## Aim of the task:
Reproduce the data below in full and exclude every picture.

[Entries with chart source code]

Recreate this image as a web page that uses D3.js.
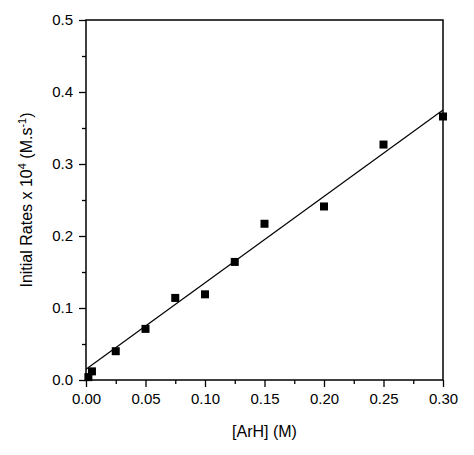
<!DOCTYPE html>
<html><head><meta charset="utf-8">
<script src="https://cdn.jsdelivr.net/npm/d3@7"></script>
<style>body{margin:0;background:#fff}text{font-family:Arial,"Liberation Sans",sans-serif}</style>
</head><body><div id="main"></div>
<script>
const xVals = [0.002, 0.005, 0.025, 0.05, 0.075, 0.10, 0.125, 0.15, 0.20, 0.25, 0.30];
const yVals = [0.004, 0.012, 0.040, 0.071, 0.114, 0.119, 0.164, 0.217, 0.241, 0.327, 0.366];
const fitLine = [[0, 0.015], [0.30, 0.375]];
const xTicks = [0, 0.05, 0.10, 0.15, 0.20, 0.25, 0.30];
const yTicks = [0, 0.1, 0.2, 0.3, 0.4, 0.5];

const w = 474, h = 455, m = {l: 86, r: 31, t: 20, b: 75};
const svg = d3.select("#main").append("svg").attr("width", w).attr("height", h);
const x = d3.scaleLinear().domain([0, 0.30]).range([m.l, w - m.r]);
const y = d3.scaleLinear().domain([0, 0.5]).range([h - m.b, m.t]);

// frame
svg.append("rect").attr("x", m.l).attr("y", m.t)
   .attr("width", w - m.r - m.l).attr("height", h - m.b - m.t)
   .attr("fill", "none").attr("stroke", "#000").attr("stroke-width", 1.5);

const xa = svg.append("g").attr("transform", `translate(0,${h - m.b})`)
   .call(d3.axisBottom(x).tickValues(xTicks).tickFormat(d3.format(".2f")).tickSize(7).tickPadding(6));
svg.append("g").attr("transform", `translate(0,${h - m.b})`)
   .call(d3.axisBottom(x).tickValues(d3.range(0.025, 0.3, 0.05)).tickFormat("").tickSize(4));
const ya = svg.append("g").attr("transform", `translate(${m.l},0)`)
   .call(d3.axisLeft(y).tickValues(yTicks).tickFormat(d3.format(".1f")).tickSize(7).tickPadding(6));
svg.append("g").attr("transform", `translate(${m.l},0)`)
   .call(d3.axisLeft(y).tickValues(d3.range(0.05, 0.5, 0.1)).tickFormat("").tickSize(4));
svg.selectAll(".domain").remove();
svg.selectAll(".tick line").attr("stroke-width", 1.3);
svg.selectAll(".tick text").attr("font-size", 15).attr("fill", "#000");

svg.append("line")
   .attr("x1", x(fitLine[0][0])).attr("y1", y(fitLine[0][1]))
   .attr("x2", x(fitLine[1][0])).attr("y2", y(fitLine[1][1]))
   .attr("stroke", "#000").attr("stroke-width", 1.2);

svg.selectAll(".pt").data(xVals).enter().append("rect")
   .attr("x", (d) => x(d) - 4).attr("y", (d, i) => y(yVals[i]) - 4)
   .attr("width", 8).attr("height", 8).attr("fill", "#000");

svg.append("text").attr("x", (m.l + w - m.r) / 2).attr("y", 437)
   .attr("text-anchor", "middle").attr("font-size", 16).text("[ArH] (M)");
const yl = svg.append("text").attr("transform", `translate(32,${(m.t + h - m.b) / 2}) rotate(-90)`)
   .attr("text-anchor", "middle").attr("font-size", 16);
yl.append("tspan").text("Initial Rates x 10");
yl.append("tspan").attr("dy", -6).attr("font-size", 11).text("4");
yl.append("tspan").attr("dy", 6).text(" (M.s");
yl.append("tspan").attr("dy", -6).attr("font-size", 11).text("-1");
yl.append("tspan").attr("dy", 6).text(")");
</script></body></html>
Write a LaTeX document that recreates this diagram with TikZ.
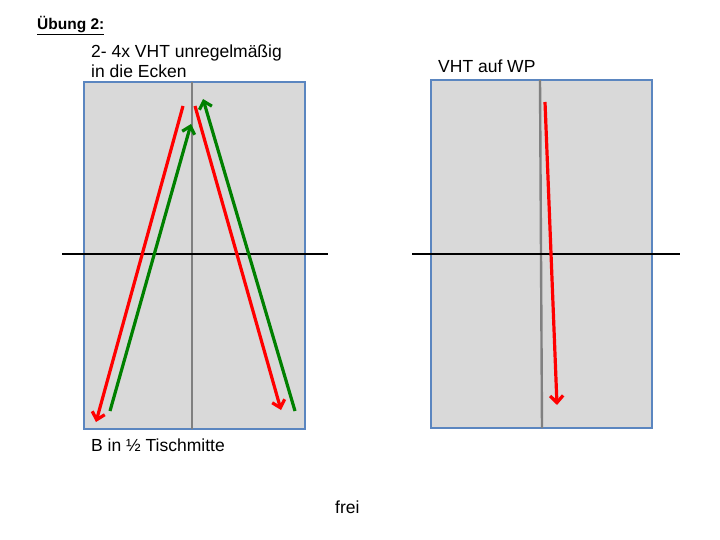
\documentclass[tikz,border=0pt]{standalone}
\usepackage{fontspec}
\setmainfont{Liberation Sans}
\usetikzlibrary{arrows.meta}
\definecolor{boxfill}{HTML}{D9D9D9}
\definecolor{boxline}{HTML}{5B86C0}
\definecolor{myred}{HTML}{FF0000}
\definecolor{mygreen}{HTML}{008000}
\definecolor{axisgray}{HTML}{808080}
\tikzset{
  table/.style={fill=boxfill, draw=boxline, line width=1.8pt},
  midline/.style={draw=axisgray, line width=2.4pt},
  crossline/.style={draw=black, line width=2pt},
  redarrow/.style={draw=myred, line width=3.2pt, -{Straight Barb[length=7pt,width=13pt,line width=3.2pt]}},
  greenarrow/.style={draw=mygreen, line width=3.2pt, -{Straight Barb[length=7pt,width=13pt,line width=3.2pt]}},
  label/.style={font=\fontsize{17.5}{19.5}\selectfont, anchor=base west, inner sep=0pt, align=left}
}
\begin{document}
\begin{tikzpicture}[x=1pt,y=-1pt]
\useasboundingbox (0,0) rectangle (720,540);
% left table
\draw[table] (84,82) rectangle (305,429);
\coordinate (lt) at (192,82); \coordinate (lb) at (192,429);
\draw[midline] (lt) -- (lb);
\coordinate (ll) at (62,254); \coordinate (lr) at (328,254);
\draw[crossline] (ll) -- (lr);
% left arrows
\coordinate (r1s) at (183,106); \coordinate (r1e) at (96,422);
\coordinate (r2s) at (195,106); \coordinate (r2e) at (281,410);
\coordinate (g1s) at (110,411); \coordinate (g1e) at (191,124);
\coordinate (g2s) at (295,411); \coordinate (g2e) at (203,99);
\draw[redarrow] (r1s) -- (r1e);
\draw[redarrow] (r2s) -- (r2e);
\draw[greenarrow] (g1s) -- (g1e);
\draw[greenarrow] (g2s) -- (g2e);
% right table
\draw[table] (431,80) rectangle (652,428);
\coordinate (rt) at (540,80); \coordinate (rb) at (542,428);
\draw[midline] (rt) -- (rb);
\coordinate (rl) at (412,254); \coordinate (rr) at (680,254);
\draw[crossline] (rl) -- (rr);
\coordinate (r3s) at (545,102); \coordinate (r3e) at (557,405);
\draw[redarrow] (r3s) -- (r3e);
% texts
\node[anchor=base west, inner sep=0pt, font=\fontsize{15.5}{17}\selectfont\bfseries] (title) at (37,30) {\underline{Übung 2:}};
\node[label] (t1) at (91,58) {2- 4x VHT unregelmäßig};
\node[label] (t1b) at (91,78) {in die Ecken};
\node[label] (t2) at (438,73) {VHT auf WP};
\node[label] (t3) at (91,451) {B in ½ Tischmitte};
\node[label] (t4) at (335,513) {frei};
\end{tikzpicture}
\end{document}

## Exercise answer:
Recreate this image as a web page that uses D3.js.
<!DOCTYPE html>
<html><head><meta charset="utf-8">
<script src="https://cdn.jsdelivr.net/npm/d3@7"></script>
<style>body{margin:0;background:#fff}text{font-family:Arial,"Liberation Sans",sans-serif}</style>
</head><body><div id="main"></div>
<script>
const xVals = [0.002, 0.005, 0.025, 0.05, 0.075, 0.10, 0.125, 0.15, 0.20, 0.25, 0.30];
const yVals = [0.004, 0.012, 0.040, 0.071, 0.114, 0.119, 0.164, 0.217, 0.241, 0.327, 0.366];
const fitLine = [[0, 0.015], [0.30, 0.375]];
const xTicks = [0, 0.05, 0.10, 0.15, 0.20, 0.25, 0.30];
const yTicks = [0, 0.1, 0.2, 0.3, 0.4, 0.5];

const w = 474, h = 455, m = {l: 86, r: 31, t: 20, b: 75};
const svg = d3.select("#main").append("svg").attr("width", w).attr("height", h);
const x = d3.scaleLinear().domain([0, 0.30]).range([m.l, w - m.r]);
const y = d3.scaleLinear().domain([0, 0.5]).range([h - m.b, m.t]);

// frame
svg.append("rect").attr("x", m.l).attr("y", m.t)
   .attr("width", w - m.r - m.l).attr("height", h - m.b - m.t)
   .attr("fill", "none").attr("stroke", "#000").attr("stroke-width", 1.5);

const xa = svg.append("g").attr("transform", `translate(0,${h - m.b})`)
   .call(d3.axisBottom(x).tickValues(xTicks).tickFormat(d3.format(".2f")).tickSize(7).tickPadding(6));
svg.append("g").attr("transform", `translate(0,${h - m.b})`)
   .call(d3.axisBottom(x).tickValues(d3.range(0.025, 0.3, 0.05)).tickFormat("").tickSize(4));
const ya = svg.append("g").attr("transform", `translate(${m.l},0)`)
   .call(d3.axisLeft(y).tickValues(yTicks).tickFormat(d3.format(".1f")).tickSize(7).tickPadding(6));
svg.append("g").attr("transform", `translate(${m.l},0)`)
   .call(d3.axisLeft(y).tickValues(d3.range(0.05, 0.5, 0.1)).tickFormat("").tickSize(4));
svg.selectAll(".domain").remove();
svg.selectAll(".tick line").attr("stroke-width", 1.3);
svg.selectAll(".tick text").attr("font-size", 15).attr("fill", "#000");

svg.append("line")
   .attr("x1", x(fitLine[0][0])).attr("y1", y(fitLine[0][1]))
   .attr("x2", x(fitLine[1][0])).attr("y2", y(fitLine[1][1]))
   .attr("stroke", "#000").attr("stroke-width", 1.2);

svg.selectAll(".pt").data(xVals).enter().append("rect")
   .attr("x", (d) => x(d) - 4).attr("y", (d, i) => y(yVals[i]) - 4)
   .attr("width", 8).attr("height", 8).attr("fill", "#000");

svg.append("text").attr("x", (m.l + w - m.r) / 2).attr("y", 437)
   .attr("text-anchor", "middle").attr("font-size", 16).text("[ArH] (M)");
const yl = svg.append("text").attr("transform", `translate(32,${(m.t + h - m.b) / 2}) rotate(-90)`)
   .attr("text-anchor", "middle").attr("font-size", 16);
yl.append("tspan").text("Initial Rates x 10");
yl.append("tspan").attr("dy", -6).attr("font-size", 11).text("4");
yl.append("tspan").attr("dy", 6).text(" (M.s");
yl.append("tspan").attr("dy", -6).attr("font-size", 11).text("-1");
yl.append("tspan").attr("dy", 6).text(")");
</script></body></html>
Write a LaTeX document that recreates this diagram with TikZ.
\documentclass[tikz,border=0pt]{standalone}
\usepackage{fontspec}
\setmainfont{Liberation Sans}
\usetikzlibrary{arrows.meta}
\definecolor{boxfill}{HTML}{D9D9D9}
\definecolor{boxline}{HTML}{5B86C0}
\definecolor{myred}{HTML}{FF0000}
\definecolor{mygreen}{HTML}{008000}
\definecolor{axisgray}{HTML}{808080}
\tikzset{
  table/.style={fill=boxfill, draw=boxline, line width=1.8pt},
  midline/.style={draw=axisgray, line width=2.4pt},
  crossline/.style={draw=black, line width=2pt},
  redarrow/.style={draw=myred, line width=3.2pt, -{Straight Barb[length=7pt,width=13pt,line width=3.2pt]}},
  greenarrow/.style={draw=mygreen, line width=3.2pt, -{Straight Barb[length=7pt,width=13pt,line width=3.2pt]}},
  label/.style={font=\fontsize{17.5}{19.5}\selectfont, anchor=base west, inner sep=0pt, align=left}
}
\begin{document}
\begin{tikzpicture}[x=1pt,y=-1pt]
\useasboundingbox (0,0) rectangle (720,540);
% left table
\draw[table] (84,82) rectangle (305,429);
\coordinate (lt) at (192,82); \coordinate (lb) at (192,429);
\draw[midline] (lt) -- (lb);
\coordinate (ll) at (62,254); \coordinate (lr) at (328,254);
\draw[crossline] (ll) -- (lr);
% left arrows
\coordinate (r1s) at (183,106); \coordinate (r1e) at (96,422);
\coordinate (r2s) at (195,106); \coordinate (r2e) at (281,410);
\coordinate (g1s) at (110,411); \coordinate (g1e) at (191,124);
\coordinate (g2s) at (295,411); \coordinate (g2e) at (203,99);
\draw[redarrow] (r1s) -- (r1e);
\draw[redarrow] (r2s) -- (r2e);
\draw[greenarrow] (g1s) -- (g1e);
\draw[greenarrow] (g2s) -- (g2e);
% right table
\draw[table] (431,80) rectangle (652,428);
\coordinate (rt) at (540,80); \coordinate (rb) at (542,428);
\draw[midline] (rt) -- (rb);
\coordinate (rl) at (412,254); \coordinate (rr) at (680,254);
\draw[crossline] (rl) -- (rr);
\coordinate (r3s) at (545,102); \coordinate (r3e) at (557,405);
\draw[redarrow] (r3s) -- (r3e);
% texts
\node[anchor=base west, inner sep=0pt, font=\fontsize{15.5}{17}\selectfont\bfseries] (title) at (37,30) {\underline{Übung 2:}};
\node[label] (t1) at (91,58) {2- 4x VHT unregelmäßig};
\node[label] (t1b) at (91,78) {in die Ecken};
\node[label] (t2) at (438,73) {VHT auf WP};
\node[label] (t3) at (91,451) {B in ½ Tischmitte};
\node[label] (t4) at (335,513) {frei};
\end{tikzpicture}
\end{document}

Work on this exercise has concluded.